I could handle the work, but found some of the university kids were beginning to flag.
The UBC guy was having a nervous breakdown.
"I am overwhemed by my own incompetence."
The Princeton fellow could hardly keep up. Had been in Einstein's department once, and he couldn't keep up.
This was the big leagues. The Darwin principle was operating.
The media family girl gave it all up and she and I started prancing around the newsroom, trying to elist as many reporters as we could in doing a Madrigal. It kind of worked. We got them singing. Anything to take the pressure off.
Basically, it was the need for speed and accuracy, to take a complicated, libel-mined legal story, for example, to
get to the heart of it and produce it in fifteen minutes, because you were always on top of deadline for the four editions of the paper every day. You also had to "match" (rewrite- and- add- to) Globe & Mail stories; the competing paper came out earlier than The Star, so we copied like crazy.
"Journalism is a young man's game," columnist Gary Lautens would warn us.
He would look over at the Varsity girl. "What's a nice broad like you doing in a crummy trade like this?" Oh yes, these were the "Man's world" Sixties!
Popular that year was Alan Silletoe's "Loneliness of the Long-Distance Runner".
I would watch my field of summer reporters, sensed their tongues hanging out.
Some began to drop.

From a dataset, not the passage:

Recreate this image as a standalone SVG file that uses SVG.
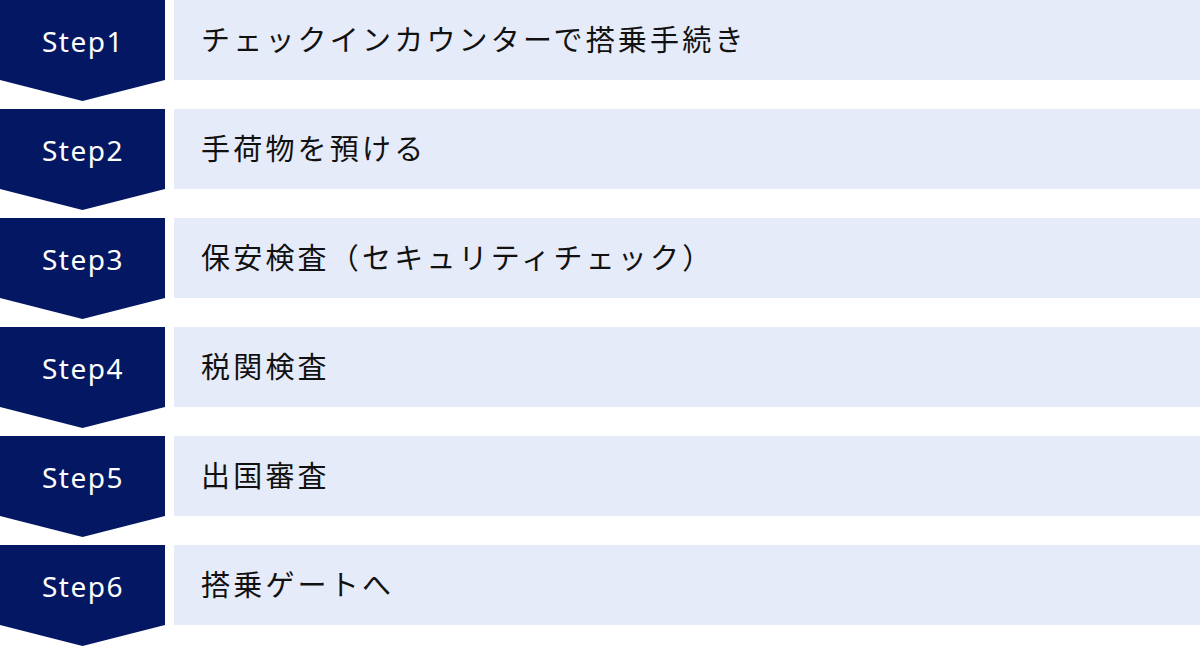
<svg xmlns="http://www.w3.org/2000/svg" width="1200" height="647" viewBox="0 0 1200 647">
<defs>
<style>
.badge{fill:#041762}
.box{fill:#e5ebf8}
.step{fill:#ffffff;font-family:"Noto Sans","DejaVu Sans",sans-serif;font-size:28px;letter-spacing:1.5px;text-anchor:middle}
.label{fill:#111111;font-family:"Noto Sans CJK JP","Noto Sans",sans-serif;font-size:29px;letter-spacing:3.2px}
</style>
<path id="chev" d="M0 0H165V80L82.5 101L0 80Z"/>
</defs>
<rect width="1200" height="647" fill="#ffffff"/>
<g id="connectors"></g>
<g id="step1" transform="translate(0,0)">
<use href="#chev" class="badge"/><rect class="box" x="174" y="0" width="1026" height="80"/>
<text class="step" x="83" y="52">Step1</text><text class="label" x="201" y="51">チェックインカウンターで搭乗手続き</text>
</g>
<g id="step2" transform="translate(0,109)">
<use href="#chev" class="badge"/><rect class="box" x="174" y="0" width="1026" height="80"/>
<text class="step" x="83" y="52">Step2</text><text class="label" x="201" y="51">手荷物を預ける</text>
</g>
<g id="step3" transform="translate(0,218)">
<use href="#chev" class="badge"/><rect class="box" x="174" y="0" width="1026" height="80"/>
<text class="step" x="83" y="52">Step3</text><text class="label" x="201" y="51">保安検査（セキュリティチェック）</text>
</g>
<g id="step4" transform="translate(0,327)">
<use href="#chev" class="badge"/><rect class="box" x="174" y="0" width="1026" height="80"/>
<text class="step" x="83" y="52">Step4</text><text class="label" x="201" y="51">税関検査</text>
</g>
<g id="step5" transform="translate(0,436)">
<use href="#chev" class="badge"/><rect class="box" x="174" y="0" width="1026" height="80"/>
<text class="step" x="83" y="52">Step5</text><text class="label" x="201" y="51">出国審査</text>
</g>
<g id="step6" transform="translate(0,545)">
<use href="#chev" class="badge"/><rect class="box" x="174" y="0" width="1026" height="80"/>
<text class="step" x="83" y="52">Step6</text><text class="label" x="201" y="51">搭乗ゲートへ</text>
</g>
</svg>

Marilyn Beker wanted out.
But here and there one of them would get a by-line, their name in the paper.
I saw many of my stories by-lined, but my name seemed to vanish by the time it got through seven editors.
I could handle the work, but I was not getting the by-lines.
Marci McDonald was from U. of T. Marcie McDonald was gorgeous.
Marci McDonald got the top stories, the sexiest stories.
And all the while we were told, "There will be no stars at The Star".
All the while, Marci McDonald was becoming a star.
Oh the loneliness of the long distance runner.
My own tongue was beginning to hang out. I was getting no bylines.
I stopped being careful. I began to "invent" happenings. Anything to get that by-line. It was only a month before I'd be getting back to Ryerson.
Lots of money, high pay, but still no story with my name on it.
Only Marci and the guy from Simon Frazer.
The four months soon ended. We had been so highly paid. They gave us an extra week's paycheck for being good
boys and girls.
All this effort and nothing in The Star with my name on it.
O Lord won't you buy me a Mercedes-Benz!
I graduated from Ryerson, went on to a Master's degree, but still smarted over not being a star at the Star.
I went underground for a while, approached The Star from a freelancing angle, and Wham. Big by-line!
They were going to pull all the streetcars out of Toronto and sell them to Abu Dhabi.
I got wind of the story and made the front page of Starweek Magazine, carried by The Star. Very quickly, I was promoted to weekend editor of Starweek.
And then the knives came out.
"No stars at The Star."
Darn, what a heavily edited newspaper.
How heavily edited we all were.
This was really American Idol, but at a more commonplace level.
Quite a welcome to the real world.
My obsession with The Star never quite ebbed.
More recently, I was a heavy contributor to Antonia Zerbisias' blog in The Star.
And then they started going after Antonia.
What a heavily-edited paper is The Star.
But hell, shucks, it was my alma mater, my entry ticket into the real world.
I moved to academia, where they carry knives this long.